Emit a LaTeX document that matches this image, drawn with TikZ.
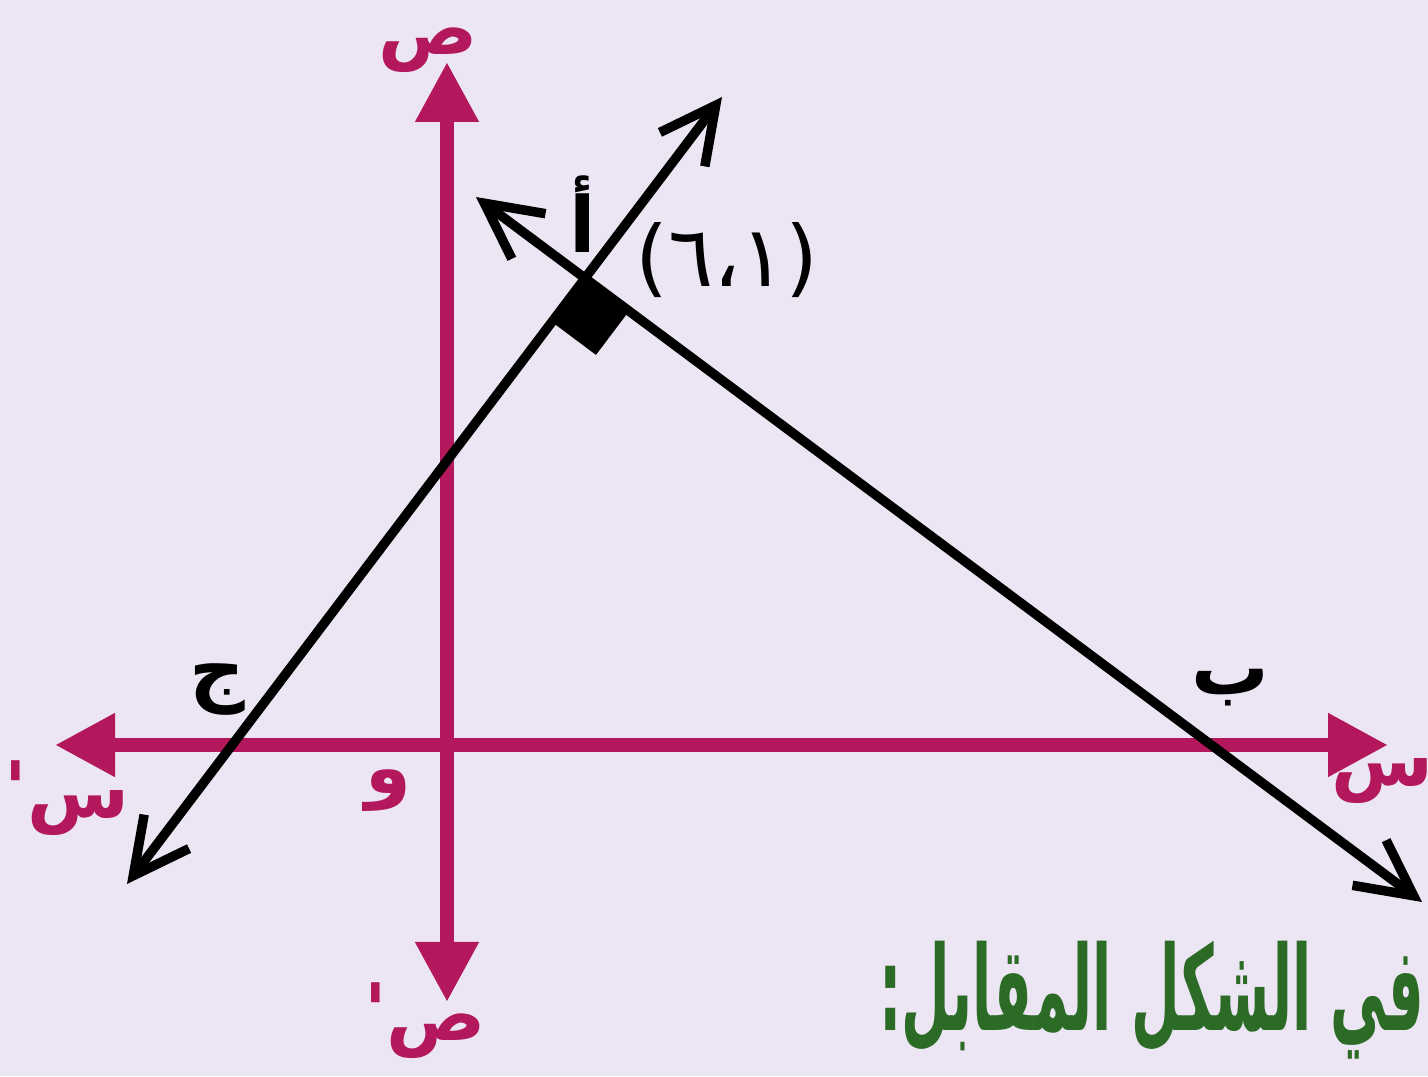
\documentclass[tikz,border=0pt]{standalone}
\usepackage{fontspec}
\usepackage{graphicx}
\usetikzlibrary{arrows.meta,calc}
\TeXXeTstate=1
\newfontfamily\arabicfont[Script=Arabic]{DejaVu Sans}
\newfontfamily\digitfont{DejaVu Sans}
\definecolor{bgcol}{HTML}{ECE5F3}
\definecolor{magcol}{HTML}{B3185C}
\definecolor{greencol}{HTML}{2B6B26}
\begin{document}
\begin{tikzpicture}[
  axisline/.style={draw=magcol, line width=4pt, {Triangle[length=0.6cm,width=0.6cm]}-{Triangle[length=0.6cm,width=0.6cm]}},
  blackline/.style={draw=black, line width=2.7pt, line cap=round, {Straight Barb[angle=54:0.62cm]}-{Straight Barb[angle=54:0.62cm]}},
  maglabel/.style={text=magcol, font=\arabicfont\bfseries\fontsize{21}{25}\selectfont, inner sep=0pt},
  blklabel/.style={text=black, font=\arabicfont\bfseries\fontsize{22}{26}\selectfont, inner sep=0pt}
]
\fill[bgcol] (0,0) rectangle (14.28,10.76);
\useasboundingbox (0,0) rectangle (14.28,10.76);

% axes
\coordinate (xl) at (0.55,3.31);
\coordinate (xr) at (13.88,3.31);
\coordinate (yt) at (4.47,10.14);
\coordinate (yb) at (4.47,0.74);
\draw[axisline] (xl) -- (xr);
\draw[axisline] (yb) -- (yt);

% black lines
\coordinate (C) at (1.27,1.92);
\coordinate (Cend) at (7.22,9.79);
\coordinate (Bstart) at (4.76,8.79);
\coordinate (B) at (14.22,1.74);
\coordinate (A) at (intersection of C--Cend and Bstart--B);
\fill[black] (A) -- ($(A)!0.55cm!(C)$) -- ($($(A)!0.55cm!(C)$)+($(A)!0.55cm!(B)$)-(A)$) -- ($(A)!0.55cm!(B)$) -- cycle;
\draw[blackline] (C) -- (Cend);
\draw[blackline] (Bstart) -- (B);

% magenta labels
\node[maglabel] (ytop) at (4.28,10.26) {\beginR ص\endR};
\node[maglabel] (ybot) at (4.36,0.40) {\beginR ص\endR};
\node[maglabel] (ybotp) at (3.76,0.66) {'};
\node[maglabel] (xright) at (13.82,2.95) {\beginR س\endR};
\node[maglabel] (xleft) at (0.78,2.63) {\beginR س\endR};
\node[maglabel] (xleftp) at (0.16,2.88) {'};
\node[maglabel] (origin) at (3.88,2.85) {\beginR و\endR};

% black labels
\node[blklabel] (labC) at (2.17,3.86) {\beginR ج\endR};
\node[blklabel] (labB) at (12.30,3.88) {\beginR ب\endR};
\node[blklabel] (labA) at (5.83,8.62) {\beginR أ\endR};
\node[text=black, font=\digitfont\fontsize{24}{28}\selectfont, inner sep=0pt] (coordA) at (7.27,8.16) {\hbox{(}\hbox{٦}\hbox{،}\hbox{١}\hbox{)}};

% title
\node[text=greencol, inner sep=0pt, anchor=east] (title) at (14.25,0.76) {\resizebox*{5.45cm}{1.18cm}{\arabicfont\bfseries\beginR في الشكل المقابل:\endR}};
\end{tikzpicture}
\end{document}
★ ★ ★ ★
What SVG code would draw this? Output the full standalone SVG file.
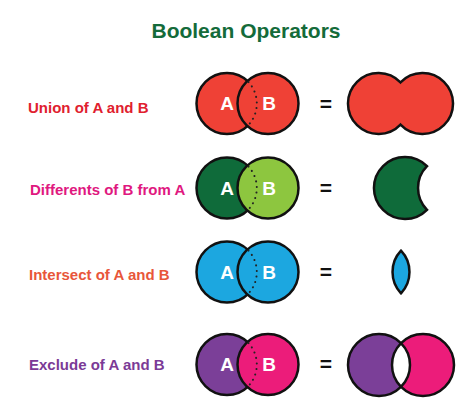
★ ★ ★ ★
**Directions**. Give back only the lines from the one holding "Emit a LaTeX" through the one holding "(origin) at (3.88,2.85)", both kept, exactly as written. Omit the images.

**Task answer**.
Emit a LaTeX document that matches this image, drawn with TikZ.
\documentclass[tikz,border=0pt]{standalone}
\usepackage{fontspec}
\usepackage{graphicx}
\usetikzlibrary{arrows.meta,calc}
\TeXXeTstate=1
\newfontfamily\arabicfont[Script=Arabic]{DejaVu Sans}
\newfontfamily\digitfont{DejaVu Sans}
\definecolor{bgcol}{HTML}{ECE5F3}
\definecolor{magcol}{HTML}{B3185C}
\definecolor{greencol}{HTML}{2B6B26}
\begin{document}
\begin{tikzpicture}[
  axisline/.style={draw=magcol, line width=4pt, {Triangle[length=0.6cm,width=0.6cm]}-{Triangle[length=0.6cm,width=0.6cm]}},
  blackline/.style={draw=black, line width=2.7pt, line cap=round, {Straight Barb[angle=54:0.62cm]}-{Straight Barb[angle=54:0.62cm]}},
  maglabel/.style={text=magcol, font=\arabicfont\bfseries\fontsize{21}{25}\selectfont, inner sep=0pt},
  blklabel/.style={text=black, font=\arabicfont\bfseries\fontsize{22}{26}\selectfont, inner sep=0pt}
]
\fill[bgcol] (0,0) rectangle (14.28,10.76);
\useasboundingbox (0,0) rectangle (14.28,10.76);

% axes
\coordinate (xl) at (0.55,3.31);
\coordinate (xr) at (13.88,3.31);
\coordinate (yt) at (4.47,10.14);
\coordinate (yb) at (4.47,0.74);
\draw[axisline] (xl) -- (xr);
\draw[axisline] (yb) -- (yt);

% black lines
\coordinate (C) at (1.27,1.92);
\coordinate (Cend) at (7.22,9.79);
\coordinate (Bstart) at (4.76,8.79);
\coordinate (B) at (14.22,1.74);
\coordinate (A) at (intersection of C--Cend and Bstart--B);
\fill[black] (A) -- ($(A)!0.55cm!(C)$) -- ($($(A)!0.55cm!(C)$)+($(A)!0.55cm!(B)$)-(A)$) -- ($(A)!0.55cm!(B)$) -- cycle;
\draw[blackline] (C) -- (Cend);
\draw[blackline] (Bstart) -- (B);

% magenta labels
\node[maglabel] (ytop) at (4.28,10.26) {\beginR ص\endR};
\node[maglabel] (ybot) at (4.36,0.40) {\beginR ص\endR};
\node[maglabel] (ybotp) at (3.76,0.66) {'};
\node[maglabel] (xright) at (13.82,2.95) {\beginR س\endR};
\node[maglabel] (xleft) at (0.78,2.63) {\beginR س\endR};
\node[maglabel] (xleftp) at (0.16,2.88) {'};
\node[maglabel] (origin) at (3.88,2.85) {\beginR و\endR};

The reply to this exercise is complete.